Shankha Ghosh was a poet of suggestions and subtleties, seldom strident or flamboyant like the “Hungry Poets”, who were his contemporaries. His poems are essentially lyrical, poems of moods and feelings, though always filtered and moderated by his sharp intellect, which distinguished him from the romantic crowd.
He was not a narrative poet either, though at times his poems tend to have narrative contexts, questions, conversations and colloquial expressions. It is difficult to compare him with any of his contemporaries, or those who lived and wrote before or after him. He modernised Tagore’s legacy by distilling his style; he could be imagistic like Jibanananda Das, but was rarely nostalgic like him; he could surprise like Shakti Chattopadhyay, but was more moderate.
It is likely that he learnt from the French symbolists but the impact is oblique. He never stood out from the crowd like poets with an imagined aura around their heads, and he wore even his formidable scholarship rather lightly. I held him in great reverence as a fine poet and a man of unsullied integrity ever since I met him first decades ago at Bharat Bhavan, Bhopal, though our exchanges have been infrequent and modest.
I cannot comment on his poetry with any authority since I am no Bangla scholar; but after all, we speak about many European writers and even write dissertations on them by just reading their often-inadequate translations, which is perhaps the sole justification for this pardonable act of heresy.

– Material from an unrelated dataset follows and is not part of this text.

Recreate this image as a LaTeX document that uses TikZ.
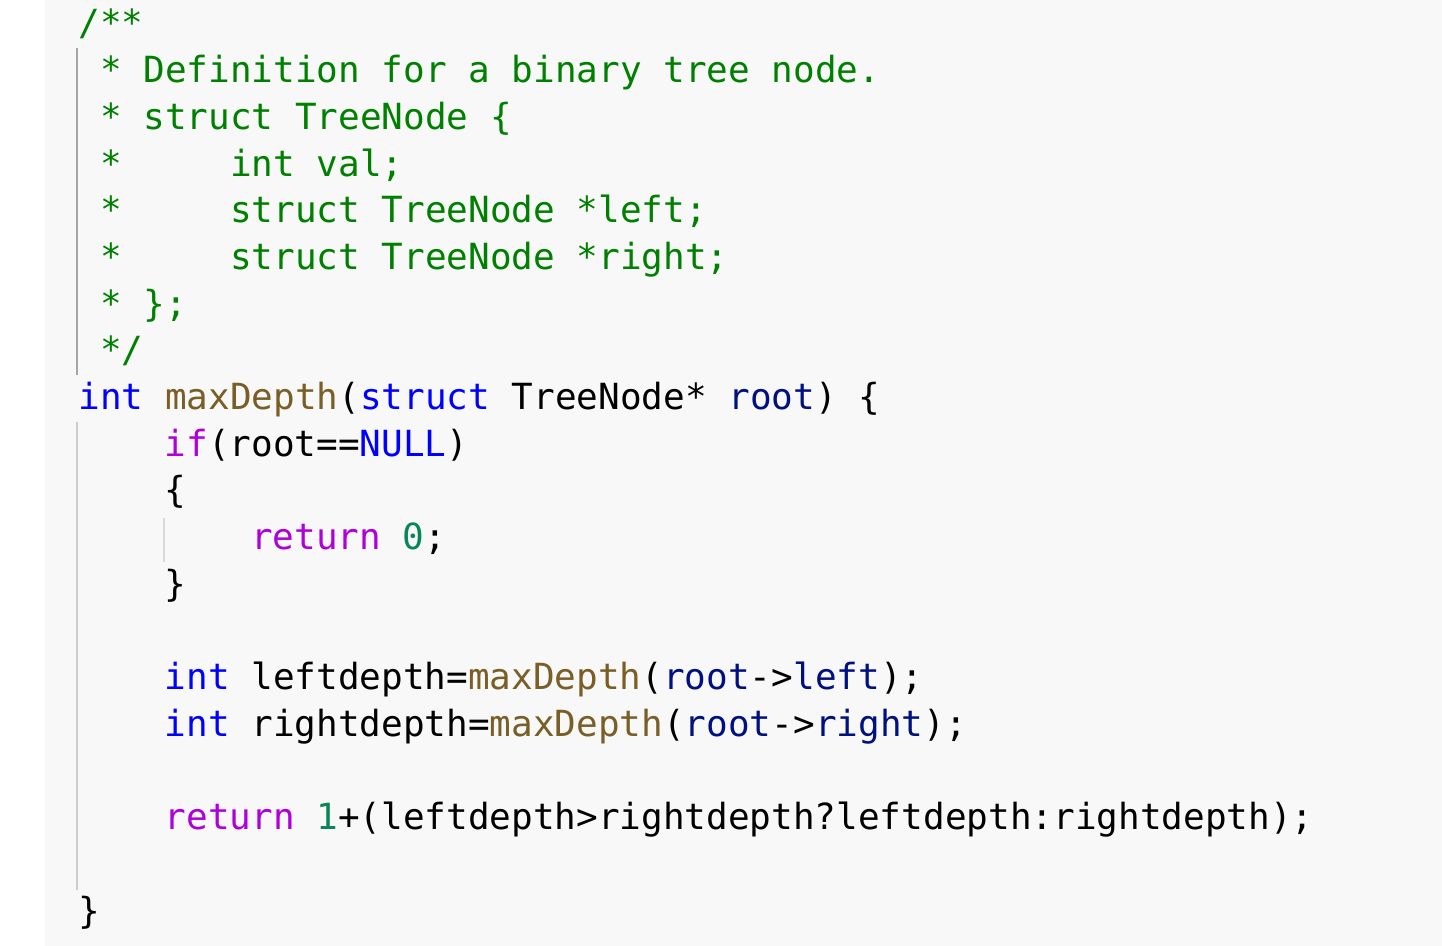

Experimental, yet traditional
The two primary qualities I look for in poetry are freshness of image and metaphor and an element of surprise created more by the syntax and structure than the subject and theme. And no poem of Shankha Ghosh’s has disappointed me on either count. I love the tentative, inconclusive nature of his poetry, which is free of assertions that many contemporary poets are fond of.
There is nothing crude about his poems; he worked on language like a sculptor and was never tired of chiselling his lines to possible perfection. He kept his range deliberately limited so that you may not find the abundance and variety that TS Eliot saw as the first two signs of great poets, but he certainly had the third quality in plenty: competence.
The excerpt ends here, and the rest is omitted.